(Reuters) - Lewis Hamilton took another step towards a record-equalling seventh Formula One title on Sunday with a dominant lights-to-flag victory in the Belgian Grand Prix.
The Briton, who had started from pole position after an inspired qualifying display, was at the front for every single lap as he led team mate Valtteri Bottas across the line for a Mercedes one-two.
Hamilton looked to be in perfect control in the lead after retaining his advantage at the start and down the long flat-out blast to the Les Combes chicane despite a snap of oversteer.
The durability of his tyres, which stirred memories of his winning three-wheeled limp to the line at his home British Grand Prix, raised some concern for the champion.
But even those worries, which injected a hint of jeopardy into the otherwise straightforward race, proved unfounded as he crossed the line a comfortable 8.4 seconds clear of his Finnish stablemate.
“I know it’s not necessarily what everybody always wants to see, a Mercedes at the front,” said Hamilton, who now has a 50-point lead in the championship over Bottas and is 47 ahead of Red Bull’s third-placed finisher Max Verstappen.
“But no matter how much success we have, we just keep our heads down.”
Hamilton’s win was the 89th of his career, putting him ever closer to matching Michael Schumacher’s seven title triumphs and leaving him just two short of the German’s record tally of 91 race victories.
It was also the champion’s fifth win from seven races so far this season and the fourth of his career on the Spa-Francorchamps track.
Bottas, winner of the season-opening Austrian Grand Prix but now effectively two whole race victories behind Hamilton, said: “I think Lewis was faultless today.”
Verstappen, the only non-Mercedes winner so far this year, took his sixth consecutive podium but dubbed the race “boring.”
“I ran out of tyres at the end, so I was just stretching it out, saving the front tyres,” said the 22-year-old, who had a lonely afternoon after a first-lap battle with former team mate Daniel Ricciardo.
“It was not enjoyable out there today.”
Ricciardo finished fourth for Renault, while also taking the extra point for fastest lap.

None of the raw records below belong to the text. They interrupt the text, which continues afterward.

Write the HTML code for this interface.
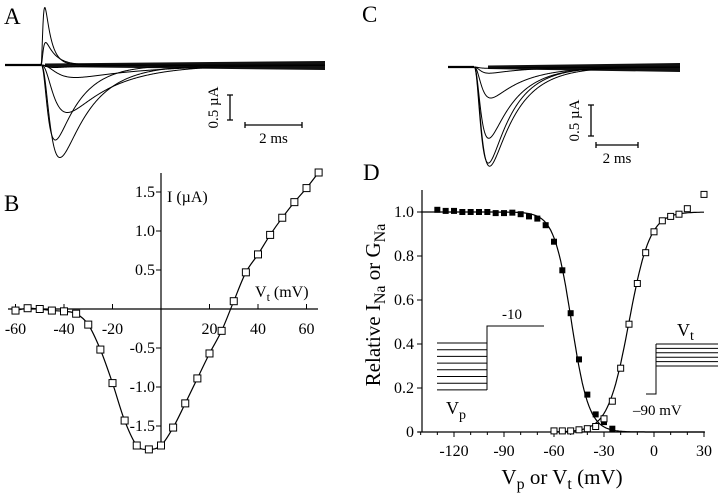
<!DOCTYPE html>
<html><head><meta charset="utf-8"><style>
html,body{margin:0;padding:0;background:#fff}
svg{display:block;font-family:"Liberation Serif",serif}
</style></head><body>
<svg id="fig" width="720" height="496" viewBox="0 0 720 496">
<g id="pA"></g>
<g id="pC"></g>
<g id="pB"></g>
<g id="pD"></g>
</svg>
<script>
// ---- Panel A data (trace peak amplitude in µA, time-to-peak ms, decay ms)
const aAmps=[1.15,0.45,-0.05,-0.25,-0.95,-1.5,-1.85];
const aTpk=[0.11,0.12,0.3,0.9,0.75,0.4,0.55];
const aTau=[0.22,0.35,1.5,2.5,1.6,0.9,1.1];
// ---- Panel C data
const cAmps=[-0.02,-0.1,-0.5,-1.15,-1.55,-1.6];
const cTpk=[0.4,0.5,0.6,0.55,0.55,0.6];
const cTau=[2.0,1.8,1.6,1.3,1.2,1.3];
// ---- Panel B data (I-V)
const bV=[-60,-55,-50,-45,-40,-35,-30,-25,-20,-15,-10,-5,0,5,10,15,20,25,30,35,40,45,50,55,60,65];
const bI=[-0.02,0.01,0.0,-0.02,-0.03,-0.06,-0.2,-0.52,-0.95,-1.43,-1.75,-1.8,-1.75,-1.52,-1.21,-0.89,-0.57,-0.28,0.1,0.47,0.7,0.95,1.17,1.37,1.55,1.75];
const bXTicks=[-60,-40,-20,20,40,60];
const bYTicks=[1.5,1.0,0.5,-0.5,-1.0,-1.5];
const bYLabels=["1.5","1.0","0.5","-0.5","-1.0","-1.5"];
// ---- Panel D data
const dVp=[-130,-125,-120,-115,-110,-105,-100,-95,-90,-85,-80,-75,-70,-65,-60,-55,-50,-45,-40,-35,-30,-25];
const dInact=[1.01,1.005,1.005,1.0,1.0,1.0,1.0,0.995,0.995,0.997,0.99,0.98,0.97,0.94,0.865,0.735,0.54,0.33,0.17,0.08,0.045,0.015];
const dVt=[-60,-55,-50,-45,-40,-35,-30,-25,-20,-15,-10,-5,0,5,10,15,20,30];
const dAct=[0.005,0.005,0.005,0.01,0.015,0.025,0.06,0.14,0.29,0.49,0.675,0.815,0.91,0.96,0.98,0.99,1.015,1.08];
const dXTicks=[-120,-90,-60,-30,0,30];
const dYTicks=[0,0.2,0.4,0.6,0.8,1.0];
const dYLabels=["0","0.2","0.4","0.6","0.8","1.0"];
const inactFit={vh:-49.5,k:5.2};
const actFit={vh:-15,k:6.3};

const NS="http://www.w3.org/2000/svg";
function mk(parent,tag,attrs,text){const e=document.createElementNS(NS,tag);for(const k in attrs)e.setAttribute(k,attrs[k]);if(text!==undefined)e.textContent=text;parent.appendChild(e);return e;}

function traceShape(t,tpk,tau){ if(t<=0)return 0; const tm=tpk/2.2; return Math.pow(1-Math.exp(-t/tm),3)*Math.exp(-t/tau);}
function peakNorm(tpk,tau){let m=0;for(let t=0;t<10;t+=0.005){m=Math.max(m,traceShape(t,tpk,tau));}return m;}

function drawTraces(g,amps,tpk,tau,o){
  const band=mk(g,'path',{d:`M${o.x0+40},${o.y0-1.5} L${o.x1},${o.y0-4} L${o.x1},${o.y0+5} L${o.x0+40},${o.y0+2} Z`,fill:'#111'});
  
  
  const pre=mk(g,'line',{x1:o.x0,y1:o.y0,x2:o.xs,y2:o.y0,stroke:'#000','stroke-width':2.2});
  
  
  for(let i=0;i<amps.length;i++){
    const n=peakNorm(tpk[i],tau[i]);let d=`M${o.xs},${o.y0}`;
    for(let x=o.xs;x<=o.x1;x+=0.5){const t=(x-o.xs)/o.pxPerMs;const I=amps[i]*traceShape(t,tpk[i],tau[i])/n;d+=` L${x.toFixed(1)},${(o.y0-I*o.pxPerUA).toFixed(2)}`;}
    const p=mk(g,'path',{d:d,fill:'none',stroke:'#000','stroke-width':1});
    
    
  }
  const sv=mk(g,'path',{d:`M${o.sbx-3},${o.sby0} h6 M${o.sbx},${o.sby0} V${o.sby1} M${o.sbx-3},${o.sby1} h6`,stroke:'#000','stroke-width':1.3,fill:'none'});
  
  
  const sh=mk(g,'path',{d:`M${o.hx0},${o.hy-3} v6 M${o.hx0},${o.hy} H${o.hx1} M${o.hx1},${o.hy-3} v6`,stroke:'#000','stroke-width':1.3,fill:'none'});
  
  
  const tl=mk(g,'text',{x:(o.hx0+o.hx1)/2,y:o.hy+18,'font-size':15,'text-anchor':'middle'},'2 ms');
  
  
  const cl=mk(g,'text',{x:o.sbx-12,y:(o.sby0+o.sby1)/2,'font-size':15,'text-anchor':'middle',transform:`rotate(-90 ${o.sbx-12} ${(o.sby0+o.sby1)/2})`},'0.5 µA');
  
  
}

// ---------- A
(function(){const g=document.getElementById('pA');
 const L=mk(g,'text',{x:4,y:24,'font-size':23},'A');
 drawTraces(g,aAmps,aTpk,aTau,{x0:5,xs:41,x1:325,y0:65,pxPerMs:28.5,pxPerUA:50,sbx:230,sby0:95,sby1:120,hx0:245,hx1:302,hy:125});
})();
// ---------- C
(function(){const g=document.getElementById('pC');
 const L=mk(g,'text',{x:362,y:22,'font-size':23},'C');
 drawTraces(g,cAmps,cTpk,cTau,{x0:448,xs:474,x1:680,y0:67,pxPerMs:21,pxPerUA:62,sbx:591,sby0:105,sby1:136,hx0:596,hx1:638,hy:145});
})();

function catmull(pts){let d=`M${pts[0][0]},${pts[0][1]}`;for(let i=0;i<pts.length-1;i++){const p0=pts[Math.max(0,i-1)],p1=pts[i],p2=pts[i+1],p3=pts[Math.min(pts.length-1,i+2)];
 d+=` C${(p1[0]+(p2[0]-p0[0])/6).toFixed(1)},${(p1[1]+(p2[1]-p0[1])/6).toFixed(1)} ${(p2[0]-(p3[0]-p1[0])/6).toFixed(1)},${(p2[1]-(p3[1]-p1[1])/6).toFixed(1)} ${p2[0].toFixed(1)},${p2[1].toFixed(1)}`;}return d;}

// ---------- B
(function(){const g=document.getElementById('pB');
 const X=v=>161+v*2.425, Y=i=>309-i*78;
 const L=mk(g,'text',{x:4,y:211,'font-size':23},'B');
 const xa=mk(g,'line',{x1:8,y1:309,x2:318,y2:309,stroke:'#000','stroke-width':1.2});
 const ya=mk(g,'line',{x1:161,y1:173,x2:161,y2:447,stroke:'#000','stroke-width':1.2});
 bXTicks.forEach(v=>{const t=mk(g,'line',{x1:X(v),y1:309,x2:X(v),y2:304,stroke:'#000'});
  const l=mk(g,'text',{x:X(v),y:334,'font-size':16,'text-anchor':'middle'},String(v));});
 bYTicks.forEach((v,i)=>{const t=mk(g,'line',{x1:156,y1:Y(v),x2:161,y2:Y(v),stroke:'#000'});
  const l=mk(g,'text',{x:155,y:Y(v)+5,'font-size':16,'text-anchor':'end'},bYLabels[i]);});
 const yt=mk(g,'text',{x:167,y:202,'font-size':16},'I  (µA)');
 const xt=mk(g,'text',{x:255,y:297,'font-size':16});
 xt.innerHTML='V<tspan dy="4" font-size="12">t</tspan><tspan dy="-4">  (mV)</tspan>';
 const fit=mk(g,'path',{d:catmull(bV.map((v,i)=>[X(v),Y(bI[i])])),fill:'none',stroke:'#000','stroke-width':1.2});
 bV.forEach((v,i)=>{const s=mk(g,'rect',{x:X(v)-3.5,y:Y(bI[i])-3.5,width:7,height:7,fill:'#fff',stroke:'#000','stroke-width':1});});
})();

// ---------- D
(function(){const g=document.getElementById('pD');
 const X=v=>654+v*(50/30), Y=r=>432-r*220;
 const L=mk(g,'text',{x:363,y:180,'font-size':23},'D');
 const xa=mk(g,'line',{x1:418,y1:432,x2:705,y2:432,stroke:'#000','stroke-width':1.2});
 const ya=mk(g,'line',{x1:422,y1:190,x2:422,y2:432,stroke:'#000','stroke-width':1.2});
 for(let v=-140;v<=30;v+=10){const t=mk(g,'line',{x1:X(v),y1:432,x2:X(v),y2:dXTicks.includes(v)?437:435,stroke:'#000'});}
 dXTicks.forEach(v=>{const l=mk(g,'text',{x:X(v),y:456,'font-size':16,'text-anchor':'middle'},String(v));});
 dYTicks.forEach((v,i)=>{const t=mk(g,'line',{x1:417,y1:Y(v),x2:422,y2:Y(v),stroke:'#000'});
  const l=mk(g,'text',{x:414,y:Y(v)+5,'font-size':16,'text-anchor':'end'},dYLabels[i]);});
 const xt=mk(g,'text',{x:562,y:484,'font-size':21,'text-anchor':'middle'});
 xt.innerHTML='V<tspan dy="5" font-size="16">p</tspan><tspan dy="-5"> or V</tspan><tspan dy="5" font-size="16">t</tspan><tspan dy="-5">  (mV)</tspan>';
 const yt=mk(g,'text',{x:0,y:0,'font-size':21,'text-anchor':'middle',transform:'translate(380 305) rotate(-90)'});
 yt.innerHTML='Relative I<tspan dy="5" font-size="16">Na</tspan><tspan dy="-5"> or G</tspan><tspan dy="5" font-size="16">Na</tspan>';
 let d1='',d2='';
 for(let v=-140;v<=30;v+=1){d1+=(d1?' L':'M')+X(v).toFixed(1)+','+Y(1/(1+Math.exp((v-inactFit.vh)/inactFit.k))).toFixed(1);}
 for(let v=-60;v<=30;v+=1){d2+=(d2?' L':'M')+X(v).toFixed(1)+','+Y(1/(1+Math.exp((actFit.vh-v)/actFit.k))).toFixed(1);}
 const f1=mk(g,'path',{d:d1,fill:'none',stroke:'#000','stroke-width':1.2});
 const f2=mk(g,'path',{d:d2,fill:'none',stroke:'#000','stroke-width':1.2});
 dVp.forEach((v,i)=>{const s=mk(g,'rect',{x:X(v)-3,y:Y(dInact[i])-3,width:6,height:6,fill:'#000'});});
 dVt.forEach((v,i)=>{const s=mk(g,'rect',{x:X(v)-3,y:Y(dAct[i])-3,width:6,height:6,fill:'#fff',stroke:'#000','stroke-width':1});});
 let p='';for(let k=0;k<8;k++){const y=343+k*6.7;p+=`M437,${y.toFixed(1)} H487 `;}p+='M487,390 V326 H544';
 const ip=mk(g,'path',{d:p,fill:'none',stroke:'#000','stroke-width':1});
 const l10=mk(g,'text',{x:512,y:319,'font-size':15,'text-anchor':'middle'},'-10');
 const vp=mk(g,'text',{x:446,y:414,'font-size':18});
 vp.innerHTML='V<tspan dy="5" font-size="14">p</tspan>';
 let q='M646,394 H656 V344';for(let k=0;k<6;k++){const y=344+k*4.4;q+=` M656,${y.toFixed(1)} H718`;}
 const ap=mk(g,'path',{d:q,fill:'none',stroke:'#000','stroke-width':1});
 const vt=mk(g,'text',{x:677,y:336,'font-size':18});
 vt.innerHTML='V<tspan dy="4" font-size="14">t</tspan>';
 const m90=mk(g,'text',{x:633,y:415,'font-size':15},'–90 mV');
})();
</script>
</body></html>
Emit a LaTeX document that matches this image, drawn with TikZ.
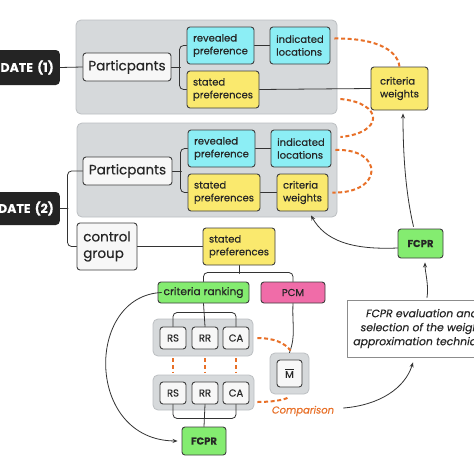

Team mate Esteban Ocon rounded off a strong weekend for the French manufacturer by snatching fifth on the last lap from Red Bull’s Alexander Albon.
Lando Norris, the sole McLaren in the race after team mate Carlos Sainz failed to make the start due to an exhaust issue, was seventh while Alpha Tauri’s Pierre Gasly took ‘Driver of the Day’ honours in eighth.
Ferrari, winners in Belgium for the last two years, finished out of the points as their lack of speed was laid bare on Spa’s long straights.
Sebastian Vettel, leaving Ferrari at the end of the year, was 13th, a place ahead of last year’s pole-sitter and winner Charles Leclerc, whose race was further hampered by slow pitstops.
“We need to work and find something because like this it’s very difficult,” Leclerc said of the Italian team’s form that even drew a shake of the head from Vettel’s replacement Sainz.
The race was interrupted by an early safety car, sent out after a crash involving Antonio Giovinazzi and George Russell.
The Italian lost control of his Alfa Romeo at the exit of the Fagnes chicane.
Russell, running behind Giovinazzi in his Williams, collected a loose wheel that came off the car, leaving debris strewn across the track.